## GOAL OF THE EXERCISE
Collect the lines of the entries where "script" shows up.

## RECORDED DATA
BEGIN

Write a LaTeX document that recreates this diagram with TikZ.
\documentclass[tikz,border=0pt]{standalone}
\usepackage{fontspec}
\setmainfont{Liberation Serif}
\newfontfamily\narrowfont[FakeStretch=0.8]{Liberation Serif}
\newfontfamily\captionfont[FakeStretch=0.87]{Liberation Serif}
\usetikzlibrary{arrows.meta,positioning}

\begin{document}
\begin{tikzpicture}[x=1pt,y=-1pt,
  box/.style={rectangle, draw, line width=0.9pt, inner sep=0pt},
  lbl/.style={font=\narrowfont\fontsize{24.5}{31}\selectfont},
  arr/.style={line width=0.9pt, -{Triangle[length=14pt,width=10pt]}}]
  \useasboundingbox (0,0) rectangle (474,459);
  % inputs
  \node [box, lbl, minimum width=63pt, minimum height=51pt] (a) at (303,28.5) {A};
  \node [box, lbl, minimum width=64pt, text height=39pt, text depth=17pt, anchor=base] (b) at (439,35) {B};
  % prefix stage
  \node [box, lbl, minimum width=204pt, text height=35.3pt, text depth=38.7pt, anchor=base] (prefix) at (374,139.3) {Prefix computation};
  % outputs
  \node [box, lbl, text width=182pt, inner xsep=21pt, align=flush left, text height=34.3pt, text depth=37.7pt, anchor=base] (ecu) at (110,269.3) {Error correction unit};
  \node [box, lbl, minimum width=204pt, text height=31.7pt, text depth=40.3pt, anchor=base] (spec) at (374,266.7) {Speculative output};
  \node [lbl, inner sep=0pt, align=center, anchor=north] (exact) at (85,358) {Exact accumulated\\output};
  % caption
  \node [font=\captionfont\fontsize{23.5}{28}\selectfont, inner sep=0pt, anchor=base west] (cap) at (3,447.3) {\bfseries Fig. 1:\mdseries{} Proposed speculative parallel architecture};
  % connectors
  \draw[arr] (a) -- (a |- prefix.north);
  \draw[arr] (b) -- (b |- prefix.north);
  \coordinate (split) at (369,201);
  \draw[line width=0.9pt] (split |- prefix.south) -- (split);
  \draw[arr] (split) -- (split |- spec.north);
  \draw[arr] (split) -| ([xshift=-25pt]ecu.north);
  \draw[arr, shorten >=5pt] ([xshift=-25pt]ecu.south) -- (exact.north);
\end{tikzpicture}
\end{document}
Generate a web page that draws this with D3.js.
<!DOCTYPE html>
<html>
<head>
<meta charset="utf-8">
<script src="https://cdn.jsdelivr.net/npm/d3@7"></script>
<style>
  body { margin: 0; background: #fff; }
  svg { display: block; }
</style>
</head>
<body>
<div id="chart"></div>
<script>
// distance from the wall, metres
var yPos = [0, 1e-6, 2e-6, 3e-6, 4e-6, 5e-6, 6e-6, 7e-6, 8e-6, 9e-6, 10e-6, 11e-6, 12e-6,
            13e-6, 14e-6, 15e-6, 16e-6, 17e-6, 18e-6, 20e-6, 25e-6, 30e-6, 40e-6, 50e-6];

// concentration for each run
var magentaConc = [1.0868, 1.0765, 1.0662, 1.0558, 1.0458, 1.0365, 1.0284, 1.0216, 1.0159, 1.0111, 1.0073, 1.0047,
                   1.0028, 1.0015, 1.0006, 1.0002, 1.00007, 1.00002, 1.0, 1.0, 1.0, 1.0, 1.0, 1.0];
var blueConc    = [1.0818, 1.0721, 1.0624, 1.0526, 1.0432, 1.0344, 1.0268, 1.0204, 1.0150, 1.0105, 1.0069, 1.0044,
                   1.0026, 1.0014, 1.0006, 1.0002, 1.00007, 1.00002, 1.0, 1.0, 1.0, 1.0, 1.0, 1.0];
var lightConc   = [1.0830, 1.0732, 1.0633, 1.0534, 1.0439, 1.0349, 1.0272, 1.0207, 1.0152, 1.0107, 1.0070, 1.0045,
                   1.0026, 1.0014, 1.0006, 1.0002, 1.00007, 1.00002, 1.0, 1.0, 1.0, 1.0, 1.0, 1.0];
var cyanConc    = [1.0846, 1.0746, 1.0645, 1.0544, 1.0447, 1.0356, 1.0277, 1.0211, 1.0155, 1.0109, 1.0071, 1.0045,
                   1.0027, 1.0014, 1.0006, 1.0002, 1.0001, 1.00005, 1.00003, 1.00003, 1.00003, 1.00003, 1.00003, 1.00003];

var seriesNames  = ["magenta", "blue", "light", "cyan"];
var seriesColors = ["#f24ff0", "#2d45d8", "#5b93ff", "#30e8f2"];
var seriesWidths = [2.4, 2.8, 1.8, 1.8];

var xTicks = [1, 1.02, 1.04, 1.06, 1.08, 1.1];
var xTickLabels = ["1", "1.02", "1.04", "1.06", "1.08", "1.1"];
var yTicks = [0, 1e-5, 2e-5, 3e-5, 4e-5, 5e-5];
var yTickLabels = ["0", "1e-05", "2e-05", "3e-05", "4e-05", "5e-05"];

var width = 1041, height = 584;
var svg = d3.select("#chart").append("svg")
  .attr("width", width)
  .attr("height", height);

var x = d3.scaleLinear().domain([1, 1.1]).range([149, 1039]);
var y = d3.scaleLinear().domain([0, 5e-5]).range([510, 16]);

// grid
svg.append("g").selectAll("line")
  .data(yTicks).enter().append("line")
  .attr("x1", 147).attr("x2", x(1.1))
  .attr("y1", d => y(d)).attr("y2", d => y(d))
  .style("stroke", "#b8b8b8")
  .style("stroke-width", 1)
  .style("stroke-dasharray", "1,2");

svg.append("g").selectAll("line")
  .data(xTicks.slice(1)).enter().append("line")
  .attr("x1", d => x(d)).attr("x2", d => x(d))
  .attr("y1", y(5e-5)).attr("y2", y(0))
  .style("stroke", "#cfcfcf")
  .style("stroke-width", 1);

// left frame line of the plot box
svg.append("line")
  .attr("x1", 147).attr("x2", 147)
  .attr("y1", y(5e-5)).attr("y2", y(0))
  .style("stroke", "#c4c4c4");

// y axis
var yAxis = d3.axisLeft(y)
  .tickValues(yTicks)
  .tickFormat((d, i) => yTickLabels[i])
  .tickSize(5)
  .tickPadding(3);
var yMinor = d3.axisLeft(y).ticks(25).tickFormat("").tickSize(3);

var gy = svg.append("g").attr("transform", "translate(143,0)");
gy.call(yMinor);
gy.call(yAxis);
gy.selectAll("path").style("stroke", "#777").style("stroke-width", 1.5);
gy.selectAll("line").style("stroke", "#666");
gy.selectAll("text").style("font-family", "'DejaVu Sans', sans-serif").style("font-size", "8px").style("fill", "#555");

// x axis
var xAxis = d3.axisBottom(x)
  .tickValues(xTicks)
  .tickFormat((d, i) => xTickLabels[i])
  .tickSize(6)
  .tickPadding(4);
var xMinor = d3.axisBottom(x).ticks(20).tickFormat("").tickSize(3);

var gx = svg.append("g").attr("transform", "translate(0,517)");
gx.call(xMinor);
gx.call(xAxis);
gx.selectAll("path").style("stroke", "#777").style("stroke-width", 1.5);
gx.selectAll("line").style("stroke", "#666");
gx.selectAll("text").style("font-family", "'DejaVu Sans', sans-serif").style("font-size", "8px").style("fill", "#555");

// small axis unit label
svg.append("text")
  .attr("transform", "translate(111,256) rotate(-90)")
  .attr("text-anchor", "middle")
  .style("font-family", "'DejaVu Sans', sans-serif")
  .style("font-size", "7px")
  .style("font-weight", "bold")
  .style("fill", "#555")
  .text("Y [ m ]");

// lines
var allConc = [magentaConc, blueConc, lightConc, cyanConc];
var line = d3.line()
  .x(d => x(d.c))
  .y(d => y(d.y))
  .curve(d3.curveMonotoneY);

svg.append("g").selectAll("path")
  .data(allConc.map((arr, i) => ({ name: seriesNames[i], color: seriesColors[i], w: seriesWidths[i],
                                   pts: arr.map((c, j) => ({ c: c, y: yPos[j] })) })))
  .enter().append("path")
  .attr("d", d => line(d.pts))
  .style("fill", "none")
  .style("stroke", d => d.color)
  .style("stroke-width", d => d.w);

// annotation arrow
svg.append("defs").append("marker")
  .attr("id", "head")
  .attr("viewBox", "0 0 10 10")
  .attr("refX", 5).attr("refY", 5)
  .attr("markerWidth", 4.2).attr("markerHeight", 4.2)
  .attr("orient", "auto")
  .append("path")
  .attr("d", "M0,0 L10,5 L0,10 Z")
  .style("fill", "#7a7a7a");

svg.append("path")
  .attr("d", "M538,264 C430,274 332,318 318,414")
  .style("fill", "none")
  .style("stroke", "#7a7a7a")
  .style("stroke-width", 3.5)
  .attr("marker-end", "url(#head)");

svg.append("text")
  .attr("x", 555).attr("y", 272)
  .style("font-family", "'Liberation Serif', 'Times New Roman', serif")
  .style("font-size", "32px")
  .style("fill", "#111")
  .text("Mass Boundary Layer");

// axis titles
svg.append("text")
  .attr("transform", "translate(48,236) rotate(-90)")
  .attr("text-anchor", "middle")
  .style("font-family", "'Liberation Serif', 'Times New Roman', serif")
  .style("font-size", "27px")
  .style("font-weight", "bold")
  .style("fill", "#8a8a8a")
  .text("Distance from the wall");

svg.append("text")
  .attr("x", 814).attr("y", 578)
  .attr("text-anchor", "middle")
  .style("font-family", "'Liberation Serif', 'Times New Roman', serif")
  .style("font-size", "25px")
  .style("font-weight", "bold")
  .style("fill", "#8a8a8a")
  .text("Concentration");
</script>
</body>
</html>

END
BEGIN

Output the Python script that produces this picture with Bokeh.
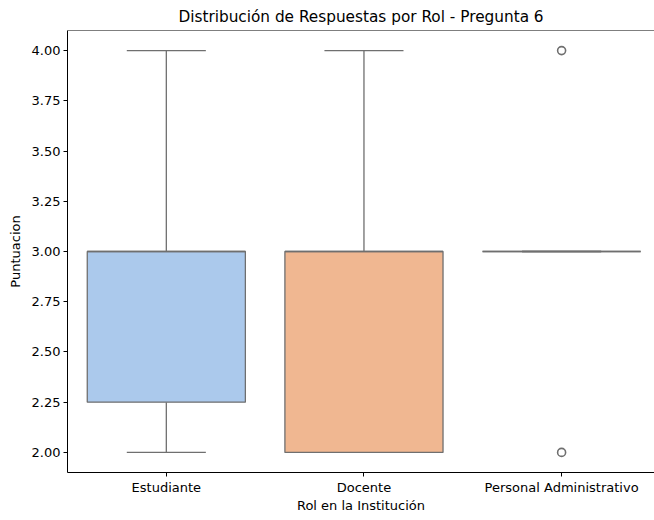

END

## WORKED ANSWER
<script src="https://cdn.jsdelivr.net/npm/d3@7"></script>
<script>
</script>
Output the Python script that produces this picture with Bokeh.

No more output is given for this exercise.